It’s welcome news that we’ll see an investigation into the circumstances in which, as Justice Michael Adams put it, two ASIO officers “committed the criminal offences of false imprisonment and kidnapping at common law”. Given the extraordinary powers now enjoyed by ASIO, the revelations of systemic wrongdoing should send alarm bells ringing.
Yet one should not be too optimistic as to the results of the mooted investigation. Think, for instance, about the inquiry currently taking place into policing in Victoria.
Recently, the following exchange took place between the police union’s Paul Mullett and retired judge Murray Wilcox at the Office of Police Integrity hearings, after Mullett agreed that officers were protecting each other by passing on secret information about corruption investigations.
“It is probably not right, but that is the nature and culture of policing.”
“Do you concede it is very wrong?”
“Now that you are saying that, Your Honour, yes.”
If that’s the culture of policing, what’s the culture of spying?
Police are under pressure from the public to deliver results. Not surprisingly, they are constantly tempted to cut corners. They feel themselves to be members of a small and misunderstood group performing difficult and dangerous work. Naturally, they band together against outsiders.
All the same pressures exist in the security forces, albeit massively accentuated by secrecy. Given that police culture traditionally frustrates inquires into corruption with the force, it’s not surprising that most of the past investigations into ASIO have been remarkably inconclusive.
The two most significant inquiries into ASIO were conducted by Justice Hope in 1974 and 1983. We now know that, as David McKnight explains, Hope uncovered substantial evidence that ASIO “had been largely unaccountable and had been used as a political tool during the long reign of the Liberal-Country Party coalition from 1949 to 1972.”
McKnight quotes a number of examples. In 1970, the NSW secretary of the Liberal Party, John Carrick, asked and received from ASIO three background papers on the radical student movement. The same year, the office of the Prime Minister, John Gorton, asked ASIO for a briefing on Jim Cairns’ brushes with the law.

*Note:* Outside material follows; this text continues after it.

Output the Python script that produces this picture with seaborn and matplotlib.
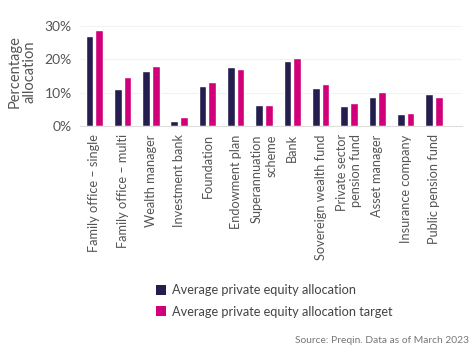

Yet though Hope’s reports contained recommendations about the future, they did nothing to investigate the wrongdoing of the past.
Why? Think again about what’s happening in Victoria. Cracking the culture of wrongdoing now on display will be long and difficult and politically painful. Without the pressure created by public scrutiny, would any government pursue it?
Almost by definition, any inquiry into ASIO doesn’t take in the public. And that’s the rub. You can have a secret organisation or you can have accountability. It’s very difficult to have both.